There might be something that GET-GROUP! could help with there, e.g. :(my-url) could act as :http://example.com/whats/in/my-url.

But I prefer the emphasis on language mechanics instead of lexical complexity. I think I would like PARSE on a URL! to not parse the characters of the URL but interpret it as a port. Maybe that's not the out of the box behavior, but if you want it you just say:

 parse: enclose 'lib/parse func [f] [
     let port: null
     if url? f/data [
         f/data: port: open f/data
     ]
     do f
     elide if port [close port]
 ]

Which isn't something you couldn't do in historical Rebol, though the idea is that the inheritance from the original function saves you on rewriting the interface...and has the potential to be more efficient (in theory).

Anyway... I think my original guidance remains valid... to not make string-based routines to just assume that ANY-STRING! all act the same because they can't think of anything original to do for them they wouldn't do for a plain TEXT!.

It's similar to how I think historical DO was kind of a turkey for saying:

>> do {print "Hello"}
Hello

>> do <print "Hello">
== <print "Hello">

>> do 1
== 1

With a limit of short words, there's a true un-interestingness when the "I don't know" space just gives back the original thing. I can't think of many situations where such a polymorphism would be interesting ("I don't know if I have a tag or a string or a URL! or an INTEGER!... but I'm going to just DO it anyway and the result is somehow meaningful"). What use case is that, unless it's DO at an understood operation for finding the location containing the thing to DO.

Whether the default behavior is to error and let people pick what fits, or if you fill in a nice default meaning is one of those open questions.

Yes, my reply is a tangent from your original topic. I was talking more about code-golf stuff, since there isn't much you can do with a URL! or a FILE! except READ, WRITE or simply RENAME its handle (which is a superficial property/metadata of the data).

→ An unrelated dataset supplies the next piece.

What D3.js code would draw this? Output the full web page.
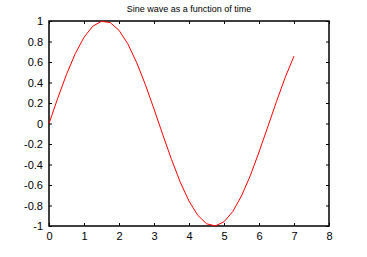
<!DOCTYPE html>
<html>
<head>
<meta charset="utf-8">
<script src="https://cdn.jsdelivr.net/npm/d3@7"></script>
<style>
  body { margin: 0; background: #fff; }
  svg { display: block; }
  text { font-family: "Liberation Sans", Arial, sans-serif; fill: #000; }
</style>
</head>
<body>
<figure id="graph" style="margin:0"></figure>
<script>
// time samples and sine values
const time = [0, 0.25, 0.5, 0.75, 1, 1.25, 1.5, 1.75, 2, 2.25, 2.5, 2.75, 3, 3.25, 3.5,
  3.75, 4, 4.25, 4.5, 4.75, 5, 5.25, 5.5, 5.75, 6, 6.25, 6.5, 6.75, 7];
const amplitude = [0, 0.247, 0.479, 0.682, 0.841, 0.949, 0.997, 0.984, 0.909, 0.778, 0.598,
  0.382, 0.141, -0.108, -0.351, -0.572, -0.757, -0.895, -0.978, -0.999, -0.959, -0.859,
  -0.706, -0.510, -0.279, -0.033, 0.215, 0.451, 0.657];
const xTicks = [0, 1, 2, 3, 4, 5, 6, 7, 8];
const yTicks = [-1, -0.8, -0.6, -0.4, -0.2, 0, 0.2, 0.4, 0.6, 0.8, 1];
const title = 'Sine wave as a function of time';

const W = 367, H = 257;
const mLeft = 49, mRight = 329, mTop = 21, mBottom = 226;

const svg = d3.select('figure#graph')
  .append('svg')
  .attr('width', W)
  .attr('height', H);

const xScale = d3.scaleLinear().domain([0, 8]).range([mLeft, mRight]);
const yScale = d3.scaleLinear().domain([-1, 1]).range([mBottom, mTop]);

// box with inward ticks on all four sides
svg.append('rect')
  .attr('x', mLeft).attr('y', mTop)
  .attr('width', mRight - mLeft).attr('height', mBottom - mTop)
  .attr('fill', 'none').attr('stroke', '#000').attr('stroke-width', 1.5);

const tickLen = 3;
svg.append('g')
  .attr('transform', `translate(0, ${mBottom})`)
  .call(d3.axisBottom(xScale).tickValues(xTicks).tickFormat(d3.format('d'))
    .tickSizeInner(-tickLen).tickSizeOuter(0).tickPadding(6))
  .call(g => g.select('.domain').remove())
  .call(g => g.selectAll('text').attr('font-size', 11));

svg.append('g')
  .attr('transform', `translate(0, ${mTop})`)
  .call(d3.axisTop(xScale).tickValues(xTicks).tickFormat('')
    .tickSizeInner(-tickLen).tickSizeOuter(0))
  .call(g => g.select('.domain').remove());

svg.append('g')
  .attr('transform', `translate(${mLeft}, 0)`)
  .call(d3.axisLeft(yScale).tickValues(yTicks).tickFormat(d => String(+d.toFixed(1)))
    .tickSizeInner(-tickLen).tickSizeOuter(0).tickPadding(6))
  .call(g => g.select('.domain').remove())
  .call(g => g.selectAll('text').attr('font-size', 11));

svg.append('g')
  .attr('transform', `translate(${mRight}, 0)`)
  .call(d3.axisRight(yScale).tickValues(yTicks).tickFormat('')
    .tickSizeInner(-tickLen).tickSizeOuter(0))
  .call(g => g.select('.domain').remove());

svg.selectAll('.tick line').attr('stroke', '#000').attr('stroke-width', 1);

// the sine curve
svg.append('path')
  .datum(time.map((t, i) => [t, amplitude[i]]))
  .attr('fill', 'none')
  .attr('stroke', '#ff0000')
  .attr('stroke-width', 1)
  .attr('d', d3.line()
    .x(d => xScale(d[0]))
    .y(d => yScale(d[1])));

svg.append('text')
  .attr('x', (mLeft + mRight) / 2)
  .attr('y', 12)
  .attr('text-anchor', 'middle')
  .attr('font-size', 9)
  .text(title);
</script>
</body>
</html>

The majority of the time you're going to READ the file, and often the READ just adds line noise -- the READ isn't the interesting thing you do with the FILE!, the interesting thing is whatever you do after the obligitory READ. Anyway, the GET-GROUP! is a viable pathway for this very low priority idea.

1 Like

I wanted to point out two things.

One is something Red did, which is to make the CHECKSUM function accept FILE!. Ultimately one would hope this would use a PORT! and streaming method to checksum a very large file and not read it all into memory.

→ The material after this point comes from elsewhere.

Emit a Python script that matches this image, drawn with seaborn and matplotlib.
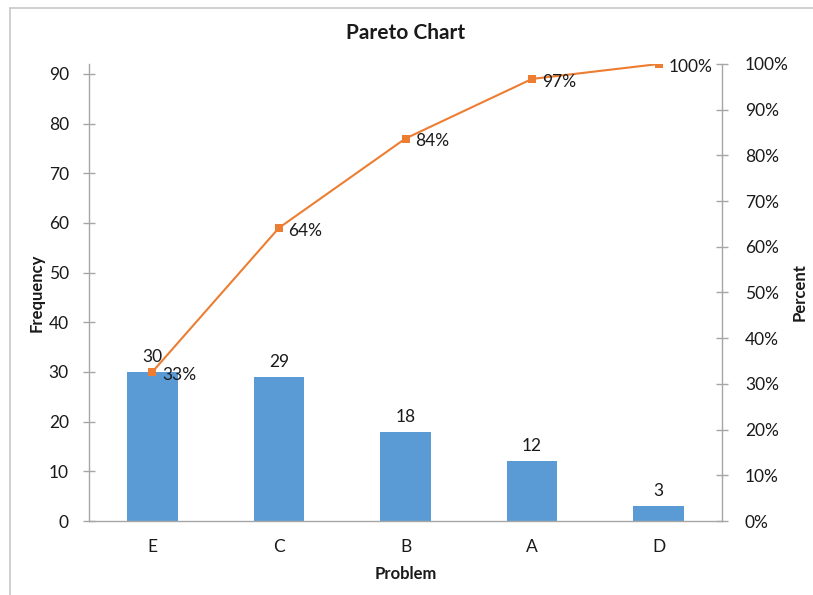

(I've mentioned that by using the mbedTLS functions, we have streaming abilities in the ciphers and hashes themselves. It's just a matter of wiring that up to some kind of progressive streaming PORT! model for the ciphers and hashes that needs to be figured out.)

This is a good example of a case where it is likely more useful to do this than to get the hash of the UTF-8 filename...even though both are potential usages. But the parallels to the PARSE case come up... what if you get in the habit of passing string variables, and then one day the string you pass is in the form of a FILE!, and it is obscured behind the checksum var? Is it bad to have it non-obvious that files were opened in the process?

The second thing I wanted to mention is that I did encounter a case of wanting to PARSE a FILE! and I felt in doing so that it was useful to not have to convert it to a string first. So there's a bit of ambivalence here. I just wanted to mention these things and keep the topic open.